普段の私は熱心な信者ではないが、恐怖に包まれたときは神に祈ることしか出来なかった。いや、祈らなければ、恐怖でおかしくなりそうだったのだ。

「神様、どうか出口を教えて下さい!」そう何度か祈り、何とか出口を探そうともがいていると、突然右前方の視界が開けたのだ。それはまるでモーセの十戒のように霧が割れて、出口まで霧のトンネルが続いていた。しかしそれは一瞬の出来事で、またすぐに辺りは霧に覆われ、車のライトもただ白い霧を映すだけとなった。

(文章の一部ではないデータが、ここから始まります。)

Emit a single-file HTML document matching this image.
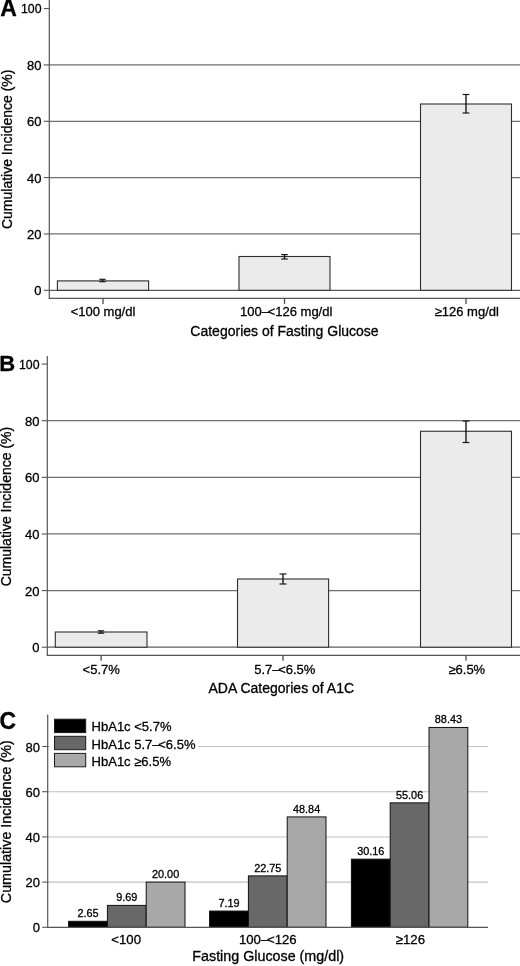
<!DOCTYPE html>
<html lang="en"><head><meta charset="utf-8"><title>Cumulative incidence figure</title>
<style>
html,body{margin:0;padding:0;background:#fff;}
body{width:520px;height:966px;overflow:hidden;}
svg{display:block;font-family:"Liberation Sans", Arial, Helvetica, sans-serif;fill:#000;}
text{stroke:#000;stroke-width:.3px;}
</style></head><body>
<svg width="520" height="966" viewBox="0 0 520 966">
<rect x="0" y="0" width="520" height="966" fill="#ffffff"/>
<line x1="49.30" y1="290.30" x2="520.00" y2="290.30" stroke="#5c5c5c" stroke-width="1.25"/>
<line x1="49.30" y1="233.95" x2="520.00" y2="233.95" stroke="#6f6f6f" stroke-width="1.25"/>
<line x1="49.30" y1="177.60" x2="520.00" y2="177.60" stroke="#6f6f6f" stroke-width="1.25"/>
<line x1="49.30" y1="121.25" x2="520.00" y2="121.25" stroke="#6f6f6f" stroke-width="1.25"/>
<line x1="49.30" y1="64.90" x2="520.00" y2="64.90" stroke="#6f6f6f" stroke-width="1.25"/>
<rect x="57.40" y="280.90" width="91.20" height="9.40" fill="#ebebeb" stroke="#2e2e2e" stroke-width="1.1"/>
<rect x="239.00" y="256.50" width="91.00" height="33.80" fill="#ebebeb" stroke="#2e2e2e" stroke-width="1.1"/>
<rect x="420.50" y="104.00" width="91.00" height="186.30" fill="#ebebeb" stroke="#2e2e2e" stroke-width="1.1"/>
<line x1="102.50" y1="279.30" x2="102.50" y2="281.70" stroke="#0a0a0a" stroke-width="1.3"/>
<line x1="99.30" y1="279.30" x2="105.70" y2="279.30" stroke="#1a1a1a" stroke-width="1.2"/>
<line x1="99.30" y1="281.70" x2="105.70" y2="281.70" stroke="#1a1a1a" stroke-width="1.2"/>
<line x1="284.50" y1="254.60" x2="284.50" y2="259.00" stroke="#0a0a0a" stroke-width="1.3"/>
<line x1="281.20" y1="254.60" x2="287.80" y2="254.60" stroke="#1a1a1a" stroke-width="1.2"/>
<line x1="281.20" y1="259.00" x2="287.80" y2="259.00" stroke="#1a1a1a" stroke-width="1.2"/>
<line x1="466.00" y1="94.50" x2="466.00" y2="113.00" stroke="#0a0a0a" stroke-width="1.3"/>
<line x1="462.60" y1="94.50" x2="469.40" y2="94.50" stroke="#1a1a1a" stroke-width="1.2"/>
<line x1="462.60" y1="113.00" x2="469.40" y2="113.00" stroke="#1a1a1a" stroke-width="1.2"/>
<line x1="49.30" y1="0.00" x2="49.30" y2="298.90" stroke="#555555" stroke-width="1.2"/>
<line x1="48.80" y1="298.40" x2="520.00" y2="298.40" stroke="#555555" stroke-width="1.2"/>
<line x1="43.80" y1="290.30" x2="49.30" y2="290.30" stroke="#555555" stroke-width="1.1"/>
<text x="41.5" y="295.3" font-size="13" text-anchor="end">0</text>
<line x1="43.80" y1="233.95" x2="49.30" y2="233.95" stroke="#555555" stroke-width="1.1"/>
<text x="41.5" y="239.0" font-size="13" text-anchor="end">20</text>
<line x1="43.80" y1="177.60" x2="49.30" y2="177.60" stroke="#555555" stroke-width="1.1"/>
<text x="41.5" y="182.6" font-size="13" text-anchor="end">40</text>
<line x1="43.80" y1="121.25" x2="49.30" y2="121.25" stroke="#555555" stroke-width="1.1"/>
<text x="41.5" y="126.3" font-size="13" text-anchor="end">60</text>
<line x1="43.80" y1="64.90" x2="49.30" y2="64.90" stroke="#555555" stroke-width="1.1"/>
<text x="41.5" y="69.9" font-size="13" text-anchor="end">80</text>
<line x1="43.80" y1="8.55" x2="49.30" y2="8.55" stroke="#555555" stroke-width="1.1"/>
<text x="41.5" y="13.2" font-size="12.3" text-anchor="end">100</text>
<line x1="103.00" y1="298.40" x2="103.00" y2="303.90" stroke="#444444" stroke-width="1.25"/>
<text x="103.0" y="316.3" font-size="13" text-anchor="middle">&lt;100 mg/dl</text>
<line x1="284.50" y1="298.40" x2="284.50" y2="303.90" stroke="#444444" stroke-width="1.25"/>
<text x="286.2" y="316.3" font-size="13" text-anchor="middle">100–<tspan dx="-1.3">&lt;</tspan>126 mg/dl</text>
<line x1="466.00" y1="298.40" x2="466.00" y2="303.90" stroke="#444444" stroke-width="1.25"/>
<text x="466.8" y="316.3" font-size="13" text-anchor="middle">≥126 mg/dl</text>
<text x="284.5" y="336.3" font-size="14" text-anchor="middle">Categories of Fasting Glucose</text>
<text x="0" y="0" font-size="14" text-anchor="middle" transform="translate(11.5,149.3) rotate(-90)">Cumulative Incidence (%)</text>
<text x="0.3" y="15.9" font-size="23" text-anchor="start" font-weight="bold" stroke-width="0.5">A</text>
<line x1="47.30" y1="647.20" x2="520.00" y2="647.20" stroke="#5c5c5c" stroke-width="1.25"/>
<line x1="47.30" y1="590.58" x2="520.00" y2="590.58" stroke="#6f6f6f" stroke-width="1.25"/>
<line x1="47.30" y1="533.96" x2="520.00" y2="533.96" stroke="#6f6f6f" stroke-width="1.25"/>
<line x1="47.30" y1="477.34" x2="520.00" y2="477.34" stroke="#6f6f6f" stroke-width="1.25"/>
<line x1="47.30" y1="420.72" x2="520.00" y2="420.72" stroke="#6f6f6f" stroke-width="1.25"/>
<rect x="55.30" y="632.00" width="91.70" height="15.20" fill="#ebebeb" stroke="#2e2e2e" stroke-width="1.1"/>
<rect x="237.50" y="579.00" width="91.10" height="68.20" fill="#ebebeb" stroke="#2e2e2e" stroke-width="1.1"/>
<rect x="420.50" y="431.25" width="91.00" height="215.95" fill="#ebebeb" stroke="#2e2e2e" stroke-width="1.1"/>
<line x1="101.00" y1="630.80" x2="101.00" y2="633.20" stroke="#0a0a0a" stroke-width="1.3"/>
<line x1="97.80" y1="630.80" x2="104.20" y2="630.80" stroke="#1a1a1a" stroke-width="1.2"/>
<line x1="97.80" y1="633.20" x2="104.20" y2="633.20" stroke="#1a1a1a" stroke-width="1.2"/>
<line x1="283.00" y1="574.00" x2="283.00" y2="584.00" stroke="#0a0a0a" stroke-width="1.3"/>
<line x1="279.50" y1="574.00" x2="286.50" y2="574.00" stroke="#1a1a1a" stroke-width="1.2"/>
<line x1="279.50" y1="584.00" x2="286.50" y2="584.00" stroke="#1a1a1a" stroke-width="1.2"/>
<line x1="466.00" y1="421.00" x2="466.00" y2="442.50" stroke="#0a0a0a" stroke-width="1.3"/>
<line x1="462.60" y1="421.00" x2="469.40" y2="421.00" stroke="#1a1a1a" stroke-width="1.2"/>
<line x1="462.60" y1="442.50" x2="469.40" y2="442.50" stroke="#1a1a1a" stroke-width="1.2"/>
<line x1="47.30" y1="356.00" x2="47.30" y2="655.80" stroke="#555555" stroke-width="1.2"/>
<line x1="46.80" y1="655.30" x2="520.00" y2="655.30" stroke="#555555" stroke-width="1.2"/>
<line x1="41.80" y1="647.20" x2="47.30" y2="647.20" stroke="#555555" stroke-width="1.1"/>
<text x="39.5" y="652.2" font-size="13" text-anchor="end">0</text>
<line x1="41.80" y1="590.58" x2="47.30" y2="590.58" stroke="#555555" stroke-width="1.1"/>
<text x="39.5" y="595.6" font-size="13" text-anchor="end">20</text>
<line x1="41.80" y1="533.96" x2="47.30" y2="533.96" stroke="#555555" stroke-width="1.1"/>
<text x="39.5" y="539.0" font-size="13" text-anchor="end">40</text>
<line x1="41.80" y1="477.34" x2="47.30" y2="477.34" stroke="#555555" stroke-width="1.1"/>
<text x="39.5" y="482.3" font-size="13" text-anchor="end">60</text>
<line x1="41.80" y1="420.72" x2="47.30" y2="420.72" stroke="#555555" stroke-width="1.1"/>
<text x="39.5" y="425.7" font-size="13" text-anchor="end">80</text>
<line x1="41.80" y1="364.10" x2="47.30" y2="364.10" stroke="#555555" stroke-width="1.1"/>
<text x="39.5" y="368.7" font-size="12.3" text-anchor="end">100</text>
<line x1="101.15" y1="655.30" x2="101.15" y2="660.80" stroke="#444444" stroke-width="1.25"/>
<text x="101.2" y="674.3" font-size="13" text-anchor="middle">&lt;5.7%</text>
<line x1="283.05" y1="655.30" x2="283.05" y2="660.80" stroke="#444444" stroke-width="1.25"/>
<text x="284.8" y="674.3" font-size="13" text-anchor="middle">5.7–<tspan dx="-1.3">&lt;</tspan>6.5%</text>
<line x1="466.00" y1="655.30" x2="466.00" y2="660.80" stroke="#444444" stroke-width="1.25"/>
<text x="466.8" y="674.3" font-size="13" text-anchor="middle">≥6.5%</text>
<text x="281.3" y="692.7" font-size="14" text-anchor="middle">ADA Categories of A1C</text>
<text x="0" y="0" font-size="14" text-anchor="middle" transform="translate(11.3,506.6) rotate(-90)">Cumulative Incidence (%)</text>
<text x="-0.8" y="371.3" font-size="22" text-anchor="start" font-weight="bold" stroke-width="0.5">B</text>
<line x1="47.70" y1="882.10" x2="488.00" y2="882.10" stroke="#c2c2c2" stroke-width="1.05"/>
<line x1="47.70" y1="836.90" x2="488.00" y2="836.90" stroke="#c2c2c2" stroke-width="1.05"/>
<line x1="47.70" y1="791.70" x2="488.00" y2="791.70" stroke="#c2c2c2" stroke-width="1.05"/>
<line x1="47.70" y1="746.50" x2="488.00" y2="746.50" stroke="#c2c2c2" stroke-width="1.05"/>
<rect x="50.00" y="716.00" width="148.00" height="54.00" fill="#ffffff"/>
<rect x="68.60" y="921.31" width="38.80" height="5.99" fill="#000000" stroke="#111111" stroke-width="1"/>
<text x="88.0" y="917.0" font-size="10.9" text-anchor="middle" stroke-width="0.12">2.65</text>
<rect x="107.40" y="905.40" width="38.80" height="21.90" fill="#686868" stroke="#111111" stroke-width="1"/>
<text x="126.8" y="901.1" font-size="10.9" text-anchor="middle" stroke-width="0.12">9.69</text>
<rect x="146.20" y="882.10" width="38.80" height="45.20" fill="#a8a8a8" stroke="#111111" stroke-width="1"/>
<text x="165.6" y="877.8" font-size="10.9" text-anchor="middle" stroke-width="0.12">20.00</text>
<rect x="209.60" y="911.05" width="38.80" height="16.25" fill="#000000" stroke="#111111" stroke-width="1"/>
<text x="229.0" y="906.8" font-size="10.9" text-anchor="middle" stroke-width="0.12">7.19</text>
<rect x="248.40" y="875.88" width="38.80" height="51.41" fill="#686868" stroke="#111111" stroke-width="1"/>
<text x="267.8" y="871.6" font-size="10.9" text-anchor="middle" stroke-width="0.12">22.75</text>
<rect x="287.20" y="816.92" width="38.80" height="110.38" fill="#a8a8a8" stroke="#111111" stroke-width="1"/>
<text x="306.6" y="812.6" font-size="10.9" text-anchor="middle" stroke-width="0.12">48.84</text>
<rect x="351.40" y="859.14" width="38.80" height="68.16" fill="#000000" stroke="#111111" stroke-width="1"/>
<text x="370.8" y="854.8" font-size="10.9" text-anchor="middle" stroke-width="0.12">30.16</text>
<rect x="390.20" y="802.86" width="38.80" height="124.44" fill="#686868" stroke="#111111" stroke-width="1"/>
<text x="409.6" y="798.6" font-size="10.9" text-anchor="middle" stroke-width="0.12">55.06</text>
<rect x="429.00" y="727.45" width="38.80" height="199.85" fill="#a8a8a8" stroke="#111111" stroke-width="1"/>
<text x="448.4" y="723.1" font-size="10.9" text-anchor="middle" stroke-width="0.12">88.43</text>
<line x1="47.70" y1="714.50" x2="47.70" y2="927.80" stroke="#555555" stroke-width="1.2"/>
<line x1="47.20" y1="927.30" x2="488.00" y2="927.30" stroke="#555555" stroke-width="1.2"/>
<line x1="42.20" y1="927.30" x2="47.70" y2="927.30" stroke="#555555" stroke-width="1.1"/>
<text x="39.9" y="932.3" font-size="13" text-anchor="end">0</text>
<line x1="42.20" y1="882.10" x2="47.70" y2="882.10" stroke="#555555" stroke-width="1.1"/>
<text x="39.9" y="887.1" font-size="13" text-anchor="end">20</text>
<line x1="42.20" y1="836.90" x2="47.70" y2="836.90" stroke="#555555" stroke-width="1.1"/>
<text x="39.9" y="841.9" font-size="13" text-anchor="end">40</text>
<line x1="42.20" y1="791.70" x2="47.70" y2="791.70" stroke="#555555" stroke-width="1.1"/>
<text x="39.9" y="796.7" font-size="13" text-anchor="end">60</text>
<line x1="42.20" y1="746.50" x2="47.70" y2="746.50" stroke="#555555" stroke-width="1.1"/>
<text x="39.9" y="751.5" font-size="13" text-anchor="end">80</text>
<text x="126.2" y="943.8" font-size="13.2" text-anchor="middle">&lt;100</text>
<text x="267.8" y="943.8" font-size="13.2" text-anchor="middle">100–<tspan dx="-1.3">&lt;</tspan>126</text>
<text x="410.4" y="943.8" font-size="13.2" text-anchor="middle">≥126</text>
<text x="268.2" y="961.4" font-size="14.3" text-anchor="middle">Fasting Glucose (mg/dl)</text>
<text x="0" y="0" font-size="14.3" text-anchor="middle" transform="translate(10.6,821.7) rotate(-90)">Cumulative Incidence (%)</text>
<text x="-0.4" y="728.8" font-size="23" text-anchor="start" font-weight="bold" stroke-width="0.5">C</text>
<rect x="54.50" y="719.20" width="31.20" height="13.40" fill="#000000" stroke="#1c1c1c" stroke-width="1"/>
<text x="91.6" y="731.4" font-size="13" text-anchor="start">HbA1c &lt;5.7%</text>
<rect x="54.50" y="736.30" width="31.20" height="13.40" fill="#686868" stroke="#1c1c1c" stroke-width="1"/>
<text x="91.6" y="748.5" font-size="13" text-anchor="start">HbA1c 5.7–<tspan dx="-1.3">&lt;</tspan>6.5%</text>
<rect x="54.50" y="753.40" width="31.20" height="13.40" fill="#a8a8a8" stroke="#1c1c1c" stroke-width="1"/>
<text x="91.6" y="765.6" font-size="13" text-anchor="start">HbA1c ≥6.5%</text>
</svg>
</body></html>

私はしっかり目に焼き付けた出口の方向へ進んで行った。百メートル程進むと、出口が現れた。もうそこからは一本道、五メートル先が見えれば降りて行ける。そうして、いつも泊まる場所まで辿り着き、ホッと一息。ここには悪い気配は無く、安心して眠りについた。

帰路と考察

目が覚めると、やはり天気は悪く、撮影を諦め、帰路についた。しかし、あれはいったい何だったのだろう。狐が憑きかけたのか。ともあれ、私の体は狐にとって余程居心地が悪かったのか、あれ以降、これといって変わった事も無く過ごしている。

私は、山に行くと、時たま不思議な出来事に出会う。やはり山には、得体の知れない何かが居る。私はそれを意志を持ったエネルギー体と呼ぶが、人によっては精霊と呼んだり、妖怪と呼ぶのだろう。何にしろ、まだ未発見の新種の動物が居るように、未発見の意志を持ったエネルギー体が居ても不思議ではない。

あの場所は人が立ち入ってはいけない精霊の聖地だったのかも知れない、私はあれ以降あの場所には近付いていない。